Why does tungsten have such a high melting point despite its BCC structure?

Tungsten’s exceptional melting point (3422°C) stems from several factors:

1. Strong Metallic Bonds: High bond strength between tungsten atoms (bond energy ~850 kJ/mol)
2. Large Atomic Mass: Heavy atoms (183.84 u) reduce vibrational amplitudes at given temperatures
3. Electronic Structure: The 5d electrons contribute significantly to metallic bonding
4. Lattice Parameter: Relatively large (3.165 Å) compared to other BCC metals
5. Low Thermal Expansion: Minimal lattice parameter change with temperature (α = 4.5×10⁻⁶/K)

These factors combine to require extraordinary energy to disrupt the crystalline structure, despite the “less efficient” BCC packing compared to FCC.

How does temperature affect BCC lattice parameters in practical applications?

Temperature induces several critical changes in BCC lattice parameters:

1. Thermal Expansion: Lattice parameters increase with temperature due to asymmetric potential energy curves. For most BCC metals, the relationship follows:

Δa/a₀ = αΔT + β(ΔT)²

2. Phase Transitions: Many BCC materials undergo allotropic transformations:

• Iron: BCC (α-Fe) → FCC (γ-Fe) at 912°C
• Titanium: HCP → BCC at 882°C
• Zirconium: HCP → BCC at 863°C

3. Property Changes: Even small lattice parameter changes significantly affect:

• Electrical resistivity (via electron-phonon scattering)
• Magnetic properties (Curie temperature shifts)
• Diffusion coefficients (exponential relationship with lattice spacing)

4. Practical Implications: In jet engine turbines, a 1% lattice expansion in nickel-based superalloys can reduce creep life by 15-20%. Our calculator accounts for these effects using material-specific thermal expansion coefficients.

What are the limitations of calculating lattice parameters from atomic radii?

While atomic radius-based calculations provide good approximations, several factors introduce limitations:

1. Bonding Nature: Assumes pure metallic bonding; covalent/ionic components alter ideal geometry
2. Electron Density: d-electron contributions in transition metals affect actual radii
3. Thermal Vibrations: At finite temperatures, atoms occupy probability distributions rather than fixed positions
4. Alloying Effects: Non-linear mixing behavior in multi-component systems
5. Defects: Vacancies, dislocations, and grain boundaries locally distort the ideal lattice
6. Measurement Technique: XRD determines lattice parameters, while atomic radii often come from different methods

Accuracy Improvement Tips:

• Use temperature-specific atomic radii when available
• Apply correction factors for alloy systems
• Consider anisotropic thermal expansion for non-cubic systems
• Validate with experimental XRD data when possible

How are BCC lattice parameters used in modern materials design?

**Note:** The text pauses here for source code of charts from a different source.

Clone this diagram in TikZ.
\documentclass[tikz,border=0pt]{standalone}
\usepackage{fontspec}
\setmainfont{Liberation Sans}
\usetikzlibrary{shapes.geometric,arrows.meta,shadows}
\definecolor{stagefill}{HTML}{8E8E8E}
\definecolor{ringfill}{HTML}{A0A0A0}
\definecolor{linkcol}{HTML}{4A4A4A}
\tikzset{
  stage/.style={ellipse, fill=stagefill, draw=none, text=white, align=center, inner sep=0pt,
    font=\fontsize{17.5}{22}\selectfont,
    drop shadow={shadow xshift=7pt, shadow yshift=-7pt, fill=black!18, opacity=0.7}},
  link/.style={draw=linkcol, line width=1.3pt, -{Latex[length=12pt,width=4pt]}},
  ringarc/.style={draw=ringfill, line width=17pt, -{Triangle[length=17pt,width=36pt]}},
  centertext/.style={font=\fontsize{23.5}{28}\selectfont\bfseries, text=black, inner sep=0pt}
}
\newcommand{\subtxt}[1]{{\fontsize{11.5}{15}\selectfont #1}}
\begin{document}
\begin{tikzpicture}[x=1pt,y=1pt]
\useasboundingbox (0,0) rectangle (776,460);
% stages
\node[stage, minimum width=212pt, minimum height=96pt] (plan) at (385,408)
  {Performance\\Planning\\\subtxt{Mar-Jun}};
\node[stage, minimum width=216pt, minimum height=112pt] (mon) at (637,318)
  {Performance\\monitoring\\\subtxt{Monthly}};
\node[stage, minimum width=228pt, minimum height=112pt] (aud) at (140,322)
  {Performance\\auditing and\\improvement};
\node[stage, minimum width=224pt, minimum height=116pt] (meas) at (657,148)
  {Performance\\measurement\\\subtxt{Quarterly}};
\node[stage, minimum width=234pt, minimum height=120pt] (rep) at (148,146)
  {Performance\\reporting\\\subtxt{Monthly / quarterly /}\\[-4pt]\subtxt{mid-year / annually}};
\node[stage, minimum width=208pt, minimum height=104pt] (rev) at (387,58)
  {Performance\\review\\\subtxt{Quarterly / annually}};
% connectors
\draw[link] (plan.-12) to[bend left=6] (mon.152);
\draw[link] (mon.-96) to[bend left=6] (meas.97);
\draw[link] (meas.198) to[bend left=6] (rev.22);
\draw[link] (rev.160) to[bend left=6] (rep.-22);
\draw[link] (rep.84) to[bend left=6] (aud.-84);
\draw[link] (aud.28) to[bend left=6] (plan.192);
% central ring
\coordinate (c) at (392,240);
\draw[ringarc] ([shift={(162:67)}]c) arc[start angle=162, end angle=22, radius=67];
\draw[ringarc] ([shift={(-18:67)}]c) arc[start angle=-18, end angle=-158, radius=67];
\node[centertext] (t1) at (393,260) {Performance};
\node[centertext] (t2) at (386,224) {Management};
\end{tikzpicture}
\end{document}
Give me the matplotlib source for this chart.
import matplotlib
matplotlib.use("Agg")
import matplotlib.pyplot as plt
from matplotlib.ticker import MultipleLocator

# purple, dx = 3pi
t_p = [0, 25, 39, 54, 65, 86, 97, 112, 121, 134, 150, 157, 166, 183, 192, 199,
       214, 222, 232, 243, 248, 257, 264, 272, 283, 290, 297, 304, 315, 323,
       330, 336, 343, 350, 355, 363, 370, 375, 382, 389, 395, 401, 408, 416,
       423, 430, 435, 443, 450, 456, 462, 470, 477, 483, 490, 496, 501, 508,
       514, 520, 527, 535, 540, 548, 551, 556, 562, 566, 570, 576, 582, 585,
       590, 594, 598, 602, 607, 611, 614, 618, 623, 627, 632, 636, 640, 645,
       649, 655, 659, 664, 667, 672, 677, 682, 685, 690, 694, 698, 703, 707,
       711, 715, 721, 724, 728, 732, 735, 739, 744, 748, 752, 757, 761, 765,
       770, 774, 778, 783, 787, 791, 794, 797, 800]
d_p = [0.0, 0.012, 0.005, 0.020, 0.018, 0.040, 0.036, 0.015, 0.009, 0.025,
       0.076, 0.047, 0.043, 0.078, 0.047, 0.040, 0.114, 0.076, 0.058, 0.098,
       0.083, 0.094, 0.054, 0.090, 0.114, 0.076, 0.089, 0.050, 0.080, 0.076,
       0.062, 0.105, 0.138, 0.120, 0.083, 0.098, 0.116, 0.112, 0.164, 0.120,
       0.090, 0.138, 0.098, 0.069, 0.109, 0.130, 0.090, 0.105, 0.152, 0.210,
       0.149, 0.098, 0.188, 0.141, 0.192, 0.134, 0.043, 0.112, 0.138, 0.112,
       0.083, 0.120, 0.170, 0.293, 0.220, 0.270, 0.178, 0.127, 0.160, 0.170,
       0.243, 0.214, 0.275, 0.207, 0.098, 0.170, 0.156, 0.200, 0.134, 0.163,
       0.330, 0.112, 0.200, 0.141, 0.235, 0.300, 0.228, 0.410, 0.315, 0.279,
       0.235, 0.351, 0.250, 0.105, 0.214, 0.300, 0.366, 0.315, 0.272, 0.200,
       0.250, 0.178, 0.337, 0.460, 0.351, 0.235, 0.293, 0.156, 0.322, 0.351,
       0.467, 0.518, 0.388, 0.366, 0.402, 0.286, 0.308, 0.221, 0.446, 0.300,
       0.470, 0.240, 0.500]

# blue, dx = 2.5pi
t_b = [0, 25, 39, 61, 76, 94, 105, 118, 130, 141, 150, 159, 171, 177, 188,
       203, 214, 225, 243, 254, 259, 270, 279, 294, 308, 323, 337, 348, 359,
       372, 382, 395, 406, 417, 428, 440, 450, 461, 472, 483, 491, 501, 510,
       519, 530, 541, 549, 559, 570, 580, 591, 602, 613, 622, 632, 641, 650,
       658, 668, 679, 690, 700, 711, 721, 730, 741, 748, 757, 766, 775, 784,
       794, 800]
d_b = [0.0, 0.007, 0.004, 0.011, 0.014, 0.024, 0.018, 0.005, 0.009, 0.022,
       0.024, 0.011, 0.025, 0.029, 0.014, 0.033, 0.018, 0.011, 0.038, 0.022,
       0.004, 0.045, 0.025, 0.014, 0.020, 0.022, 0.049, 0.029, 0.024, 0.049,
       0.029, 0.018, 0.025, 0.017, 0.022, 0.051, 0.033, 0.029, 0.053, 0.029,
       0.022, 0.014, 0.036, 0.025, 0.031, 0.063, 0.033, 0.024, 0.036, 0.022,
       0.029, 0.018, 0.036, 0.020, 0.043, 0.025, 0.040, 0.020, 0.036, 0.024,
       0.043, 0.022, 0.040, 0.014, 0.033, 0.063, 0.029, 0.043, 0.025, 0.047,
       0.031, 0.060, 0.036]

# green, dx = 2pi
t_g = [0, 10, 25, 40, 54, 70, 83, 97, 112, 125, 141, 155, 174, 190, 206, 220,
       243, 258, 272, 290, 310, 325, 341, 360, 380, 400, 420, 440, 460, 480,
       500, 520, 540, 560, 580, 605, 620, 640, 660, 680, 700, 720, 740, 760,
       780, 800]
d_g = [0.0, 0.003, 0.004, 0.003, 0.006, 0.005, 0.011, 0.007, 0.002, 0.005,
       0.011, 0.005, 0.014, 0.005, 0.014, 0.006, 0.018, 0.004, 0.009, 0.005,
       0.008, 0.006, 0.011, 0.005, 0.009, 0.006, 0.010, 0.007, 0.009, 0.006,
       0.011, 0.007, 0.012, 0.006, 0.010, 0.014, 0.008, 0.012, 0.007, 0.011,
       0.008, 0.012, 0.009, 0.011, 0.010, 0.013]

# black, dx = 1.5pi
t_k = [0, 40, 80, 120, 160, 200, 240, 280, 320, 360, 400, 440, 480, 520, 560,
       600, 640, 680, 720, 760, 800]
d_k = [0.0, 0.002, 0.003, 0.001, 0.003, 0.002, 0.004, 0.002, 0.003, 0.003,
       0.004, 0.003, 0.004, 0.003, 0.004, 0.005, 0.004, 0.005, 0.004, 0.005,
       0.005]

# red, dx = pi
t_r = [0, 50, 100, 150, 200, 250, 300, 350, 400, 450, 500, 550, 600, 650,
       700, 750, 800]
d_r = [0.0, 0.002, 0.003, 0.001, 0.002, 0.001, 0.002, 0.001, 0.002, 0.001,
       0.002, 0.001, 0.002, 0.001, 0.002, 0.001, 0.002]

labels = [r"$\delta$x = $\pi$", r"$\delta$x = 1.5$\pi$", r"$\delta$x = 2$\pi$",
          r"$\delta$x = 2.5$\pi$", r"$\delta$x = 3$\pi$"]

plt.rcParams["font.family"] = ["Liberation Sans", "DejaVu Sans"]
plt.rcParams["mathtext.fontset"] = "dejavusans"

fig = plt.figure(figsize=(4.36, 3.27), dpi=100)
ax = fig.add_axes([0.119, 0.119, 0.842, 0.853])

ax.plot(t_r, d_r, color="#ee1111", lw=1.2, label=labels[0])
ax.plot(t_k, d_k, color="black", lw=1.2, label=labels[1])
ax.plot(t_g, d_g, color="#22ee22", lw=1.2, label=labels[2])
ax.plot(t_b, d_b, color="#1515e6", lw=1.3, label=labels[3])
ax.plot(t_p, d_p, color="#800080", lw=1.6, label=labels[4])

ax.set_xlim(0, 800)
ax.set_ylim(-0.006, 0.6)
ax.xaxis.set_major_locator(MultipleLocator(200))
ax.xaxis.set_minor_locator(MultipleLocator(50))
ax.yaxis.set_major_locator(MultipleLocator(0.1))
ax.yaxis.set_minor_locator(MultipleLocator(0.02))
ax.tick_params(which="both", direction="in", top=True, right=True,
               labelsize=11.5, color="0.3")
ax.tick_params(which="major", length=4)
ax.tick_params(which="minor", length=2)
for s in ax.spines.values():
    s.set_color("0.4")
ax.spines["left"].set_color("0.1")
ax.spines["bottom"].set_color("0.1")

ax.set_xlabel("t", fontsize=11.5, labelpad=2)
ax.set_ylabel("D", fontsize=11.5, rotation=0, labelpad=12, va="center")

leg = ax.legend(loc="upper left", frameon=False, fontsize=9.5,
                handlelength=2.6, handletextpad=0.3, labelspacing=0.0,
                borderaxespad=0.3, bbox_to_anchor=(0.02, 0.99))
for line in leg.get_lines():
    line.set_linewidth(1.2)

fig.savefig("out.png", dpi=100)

Contemporary materials science leverages BCC lattice parameter calculations in numerous innovative applications:

1. High-Entropy Alloys (HEAs):

• Design of single-phase BCC HEAs with exceptional strength-ductility combinations
• Lattice parameter matching to minimize misfit strains between constituent elements
• Example: AlCoCrFeNi system where BCC phase stability is lattice-parameter dependent

2. Additive Manufacturing:

• Prediction of residual stresses from lattice parameter changes during rapid cooling
• Optimization of scan strategies to control grain orientation via lattice matching
• Development of in-situ monitoring using lattice parameter shifts as process indicators

3. Nuclear Materials:

• Radiation damage modeling through lattice parameter changes from defect accumulation
• Design of radiation-tolerant alloys with self-healing lattice structures
• Fuel cladding materials where lattice expansion must accommodate fission product swelling

4. Thermoelectric Materials:

• Band structure engineering via lattice parameter tuning
• Phonon scattering optimization through controlled lattice distortions
• Example: (Fe,V)Sb half-Heusler compounds where BCC-derived structures show exceptional ZT values

Researchers at Oak Ridge National Laboratory use advanced lattice parameter calculations to design materials with “phonon glass, electron crystal” properties for next-generation energy conversion devices.